Although Delegation members were exhausted after another long day, they were extremely grateful for the opportunity to communicate their message to so many Brazilian citizens and were looking forward to the final meetings on April 27 and 28.

April 27, 09:00. The Delegation attended a 4 hour meeting held at the headquarters of the Metalworkers Union in Osasco. The event to mark International Workers Memorial Day was supported by eight unions and addressed a wide range of issues affecting workers’ health and safety. Individual testimonies by injured workers highlighted the everyday dangers faced by Brazilian workers.


(Photo: Inacio Teixeira of the Association of Asbestos-Exposed Victims and their Families [Associação das Vítimas Contaminadas pelo Amianto e Famílias Expostas – AVICAFE])

Delegation members were invited to take part in the asbestos session of the meeting with their colleagues from ABREA. Mission chief Sugio Furuya explained the reasons for the Delegation’s visit to Brazil and asked for the support of union members in the fight to stop asbestos exports from Brazil.


(Photo: Inacio Teixeira of the Association of Asbestos-Exposed Victims and their Families [Associação das Vítimas Contaminadas pelo Amianto e Famílias Expostas – AVICAFE])

April 28, 09:00. The Delegation went to the Aquilino Alves dos Santos square in Osasco for the annual ecumenical service to remember ABREA colleagues who had died from asbestos related diseases. The square is located in the Bela Vista neighbourhood of Osasco which used to be home to many Eternit workers. Aquilino Alves dos Santos was an Eternit employee who died of peritoneal mesothelioma in 1995. He was the first ABREA member to die after the group was formed. Today, the public space in this square was decorated with pictures of ABREA members who had also died and with banners supplied by Mission members as well as colorful posters.

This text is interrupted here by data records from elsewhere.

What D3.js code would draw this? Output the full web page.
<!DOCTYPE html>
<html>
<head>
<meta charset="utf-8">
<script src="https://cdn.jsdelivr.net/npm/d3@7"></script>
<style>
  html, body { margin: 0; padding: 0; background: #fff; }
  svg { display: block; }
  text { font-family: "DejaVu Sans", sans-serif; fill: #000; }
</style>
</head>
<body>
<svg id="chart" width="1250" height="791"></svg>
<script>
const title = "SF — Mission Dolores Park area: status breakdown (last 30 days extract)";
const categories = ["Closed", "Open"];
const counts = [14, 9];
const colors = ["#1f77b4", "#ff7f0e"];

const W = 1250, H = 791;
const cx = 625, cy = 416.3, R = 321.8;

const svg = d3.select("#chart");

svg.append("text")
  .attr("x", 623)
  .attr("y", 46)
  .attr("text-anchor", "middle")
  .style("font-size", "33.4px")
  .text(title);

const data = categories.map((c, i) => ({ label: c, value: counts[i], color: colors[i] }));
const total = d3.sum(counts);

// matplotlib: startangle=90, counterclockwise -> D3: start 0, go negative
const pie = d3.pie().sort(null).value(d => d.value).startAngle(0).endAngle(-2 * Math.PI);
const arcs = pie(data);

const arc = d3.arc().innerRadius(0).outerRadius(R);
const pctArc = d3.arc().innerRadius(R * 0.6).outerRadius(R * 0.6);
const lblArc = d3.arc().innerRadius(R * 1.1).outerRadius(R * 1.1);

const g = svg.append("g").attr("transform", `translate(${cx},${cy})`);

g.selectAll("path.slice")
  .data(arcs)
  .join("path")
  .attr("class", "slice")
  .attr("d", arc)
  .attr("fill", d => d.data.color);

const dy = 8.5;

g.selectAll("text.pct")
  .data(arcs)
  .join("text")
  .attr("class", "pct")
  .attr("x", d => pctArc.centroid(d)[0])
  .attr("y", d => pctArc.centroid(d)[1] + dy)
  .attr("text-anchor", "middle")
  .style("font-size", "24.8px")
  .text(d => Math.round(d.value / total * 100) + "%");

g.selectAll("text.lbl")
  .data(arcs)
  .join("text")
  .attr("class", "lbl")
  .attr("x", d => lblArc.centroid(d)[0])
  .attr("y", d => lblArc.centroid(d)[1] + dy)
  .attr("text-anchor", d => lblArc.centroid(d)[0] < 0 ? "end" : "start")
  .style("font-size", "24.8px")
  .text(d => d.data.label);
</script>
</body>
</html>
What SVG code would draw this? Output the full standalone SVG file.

As a watermelon truck drove by with the vender hawking his wares, ABREA President Eliezer João de Souza asked everyone to introduce themselves. There were asbestos-exposed workers, some ill, some not, widows, grieving children, and ABREA supporters, including former politicians and trade unionists who had been engaged in the asbestos struggle for many years. People representing different religions offered prayers for the injured and for their families.


Sugio Furuya thanked ABREA for the warm welcome it had extended to the Delegation and pledged to continue to fight for asbestos justice in Asia and around the world.

All told, Sugio Furuya, Raghunath Manavar, Rajkamal Tweary, Firman Budiawan and Siti Kristina (the Delegation) travelled ~79,000 miles to take their message to Brazil: Stop sending asbestos to Asia. While the focus of the discussions in Brasilia had been about politics, procedures and process, in Sao Paulo and Osasco the emphasis was on the personal: the price paid by human beings for asbestos exposures. ABREA’s ecumenical service on April 28, 2019 was the perfect ending to the Mission; the pictures displayed around the square named after the first ABREA victim to die, refocused attention on the individuals who had been lost. Honoring them, we remembered their counterparts in Asia and all over the world who had suffered at the hands of the asbestos industry.

Commenting on the Mission as a whole, Sugio Furuya said:

“It has been a long week, but the interactions we have had with a wide spectrum of Brazilian stakeholders have been very productive. I strongly believe that the Supreme Court will in due course confirm that its ruling banning the commercial exploitation of asbestos includes a ban on the mining of asbestos for export. Our time with ABREA colleagues and the solidarity which exists between us, will continue to motivate us for years to come.”